The situation appears to be that Republicans were blocking the appointment on ideological grounds, where they opposed the laws the appointment was intended to oversee. Without the appointment that area of government would cease to function.

However you, or whatever opinion you read think the situation "appears" to be--and that opinion and those laws and that agency are formed partially if not wholly on"ideological" grounds--the appointment is supposed to be debated in the Senate for its advice and consent. So long as Congress is not in recess, a recess appointment cannot be made. These appointments were not made in time for the debate, a move that Obama made to circumvent that Constitutionally mandated debate. He wanted to wait for a recess to block that debate. Who is blocking who is a matter of politically slanted opinion.

If anything it looks like Republicans were intentionally impeding the President's Constitutional authority to execute existing US law.

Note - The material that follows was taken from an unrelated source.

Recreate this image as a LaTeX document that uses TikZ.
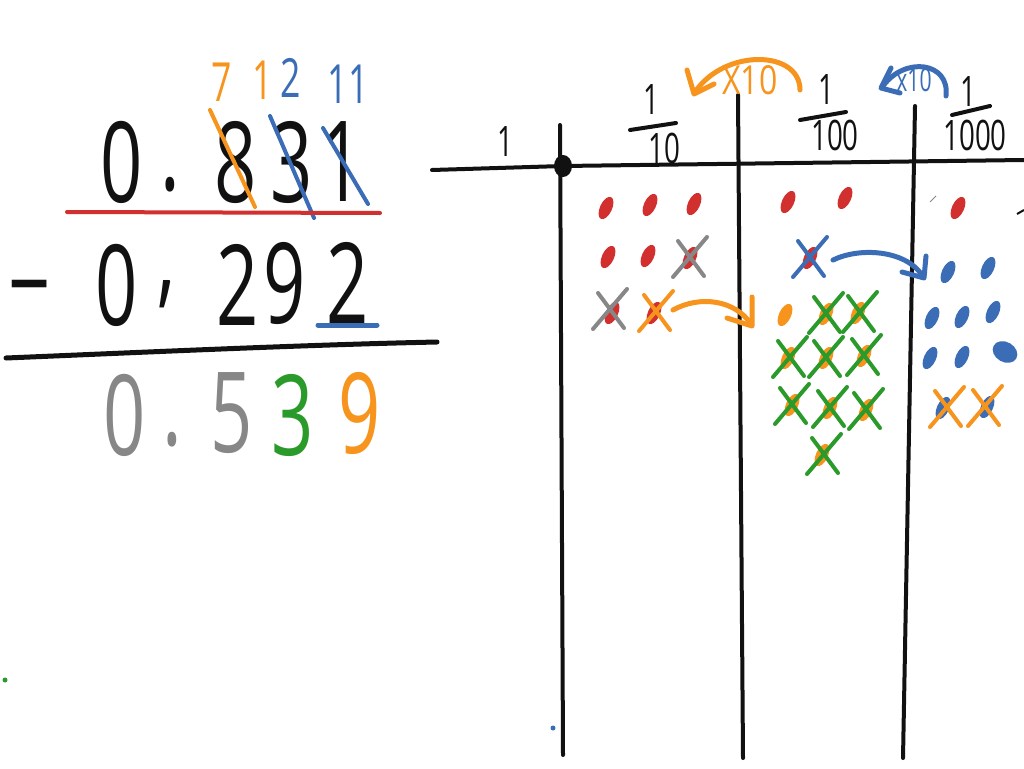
\documentclass[tikz,border=0pt]{standalone}
\usepackage{fontspec}
\setmainfont{Open Sans}
\newfontfamily\hand[FakeStretch=0.66]{Open Sans}
\newfontfamily\handw[FakeStretch=0.8]{Open Sans}
\definecolor{ink}{HTML}{111111}
\definecolor{pred}{HTML}{D1302F}
\definecolor{porange}{HTML}{F6941D}
\definecolor{pblue}{HTML}{3A6DB6}
\definecolor{pgreen}{HTML}{2A9A2A}
\definecolor{pgray}{HTML}{878787}
\tikzset{
  pen/.style={line width=5pt, line cap=round, line join=round},
  fine/.style={line width=4pt, line cap=round, line join=round},
  big/.style={font=\hand\fontsize{112}{112}\selectfont, inner sep=0pt},
  mid/.style={font=\hand\fontsize{54}{54}\selectfont, inner sep=0pt},
  lab/.style={font=\hand\fontsize{42}{42}\selectfont, inner sep=0pt, text=ink},
  drop/.pic={\fill[rotate=-25] (0,0) ellipse (6 and 12);},
  xmark/.pic={\draw[fine] (-17,19) -- (17,-21); \draw[fine] (-12,-17) -- (14,18);}
}
\begin{document}
\begin{tikzpicture}[x=1pt,y=-1pt]
\useasboundingbox (0,0) rectangle (1024,768);
\fill[white] (0,0) rectangle (1024,768);

% ---------- column subtraction ----------
\node[mid,text=porange] (b7) at (222,82) {7};
\node[mid,text=porange] (b1) at (263,80) {1};
\node[mid,text=pblue] (b2) at (291,78) {2};
\node[mid,text=pblue] (b11) at (348,84) {11};

\node[big,text=ink] (a0) at (122,162) {0};
\node[big,text=ink] (ap) at (170,185) {.};
\node[big,text=ink] (a8) at (236,162) {8};
\node[big,text=ink] (a3) at (292,162) {3};
\node[big,text=ink] (a1) at (342,162) {1};
\draw[fine,porange] (210,110) -- (255,207);
\draw[fine,pblue] (270,116) -- (314,218);
\draw[fine,pblue] (323,128) -- (368,204);
\draw[fine,pred] (67,212) -- (380,213);

\node[big,text=ink] (m) at (30,302) {−};
\node[big,text=ink] (c0) at (117,285) {0};
\node[big,text=ink] (cp) at (167,294) {,};
\node[big,text=ink] (c2) at (238,285) {2};
\node[big,text=ink] (c9) at (285,283) {9};
\node[big,text=ink] (c2b) at (348,283) {2};
\draw[pen,pblue] (318,325) -- (377,325);
\draw[pen,ink] (6,358) .. controls (150,352) and (300,345) .. (437,342);

\node[big,text=pgray] (r0) at (125,415) {0};
\node[big,text=pgray] (rp) at (172,440) {.};
\node[big,text=pgray] (r5) at (232,413) {5};
\node[big,text=pgreen] (r3) at (293,415) {3};
\node[big,text=porange] (r9) at (360,413) {9};

% ---------- place value chart ----------
\draw[fine,ink] (432,170) -- (563,166) -- (1024,160);
\draw[fine,ink] (560,125) -- (563,755);
\draw[fine,ink] (738,95) -- (743,758);
\draw[fine,ink] (915,106) -- (903,758);
\fill[ink] (563,166) ellipse (9 and 11);

\node[lab] (one) at (505,142) {1};
\node[lab] (n10) at (651,100) {1};
\draw[fine,ink] (630,130) -- (676,123);
\node[lab] (d10) at (664,148) {10};
\node[lab] (n100) at (826,90) {1};
\draw[fine,ink] (800,120) -- (846,112);
\node[lab] (d100) at (835,135) {100};
\node[lab] (n1000) at (968,92) {1};
\draw[fine,ink] (952,115) -- (990,106);
\node[lab] (d1000) at (975,135) {1000};

% x10 arrows
\node[font=\handw\fontsize{40}{40}\selectfont,inner sep=0pt,text=porange] (ox) at (750,80) {X10};
\draw[pen,porange] (800,90) .. controls (800,50) and (725,48) .. (695,92);
\draw[pen,porange] (687,70) -- (694,94) -- (714,84);
\node[font=\hand\fontsize{32}{32}\selectfont,inner sep=0pt,text=pblue] (bx) at (914,80) {x10};
\draw[pen,pblue] (946,96) .. controls (950,62) and (905,56) .. (883,86);
\draw[pen,pblue] (891,68) -- (881,88) -- (900,93);

% tenths
\foreach \p in {(606,208),(650,205),(694,204),(608,257),(648,256),(690,258),(612,313),(654,313)}
  \pic[color=pred] at \p {drop};
\pic[color=pgray] at (690,258) {xmark};
\pic[color=pgray] at (610,310) {xmark};
\pic[color=porange] at (656,312) {xmark};
\draw[pen,porange] (673,310) .. controls (700,295) and (735,300) .. (751,324);
\draw[pen,porange] (727,318) -- (752,326) -- (752,297);

% hundredths
\foreach \p in {(788,202),(845,198),(810,258)}
  \pic[color=pred] at \p {drop};
\pic[color=pblue] at (810,258) {xmark};
\draw[pen,pblue] (833,260) .. controls (860,247) and (905,250) .. (922,275);
\draw[pen,pblue] (902,272) -- (924,278) -- (926,256);
\foreach \p in {(785,315),(826,314),(858,313),(788,358),(826,358),(864,356),(792,405),(830,408),(866,410),(822,455)}
  \pic[color=porange] at \p {drop};
\foreach \p in {(826,314),(860,313),(790,358),(826,358),(864,356),(792,405),(830,408),(866,410),(824,455)}
  \pic[color=pgreen] at \p {xmark};

% thousandths
\pic[color=pred] at (958,208) {drop};
\foreach \p in {(948,272),(988,268),(932,318),(962,317),(993,312),(930,358),(962,357),(943,408),(987,407)}
  \pic[color=pblue] at \p {drop};
\fill[pblue,rotate around={-30:(1005,352)}] (1005,352) ellipse (13 and 10);
\pic[color=porange] at (947,408) {xmark};
\pic[color=porange] at (985,407) {xmark};

% stray marks
\fill[pgreen] (5,680) circle (2.5);
\fill[pblue] (553,728) circle (2.5);
\draw[line width=2pt,ink] (1017,214) -- (1024,210);
\draw[line width=1pt,pgray] (930,202) -- (936,196);
\end{tikzpicture}
\end{document}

No, he does not have constitutional authority to make a recess appointment if Congress is not in recess. And yes, Repubs were intentionally impeding him from avoiding the Constitutional advice and consent of the Senate. He, or you, or the Dems, may not like the process (which they have used to their advantage), But one of the Constitutional purposes of the Senate is to slow down legislation, to debate and deliberate, to oppose what it should oppose. And much "existing" US" law, especially that law that has been created by these administrative regulatory agencies does not have support in the Constitution. They have been unconstitutionally given powers that were granted to Congress, and Congress was not given the authority to delegate powers of legislation to unelected agencies. The power of legislation Constitutionally rests on those representatives that the people elect. These agencies have been given that power to legislate (and therefor tax) without representation--a grievance at the very heart and soul of the American Revolution.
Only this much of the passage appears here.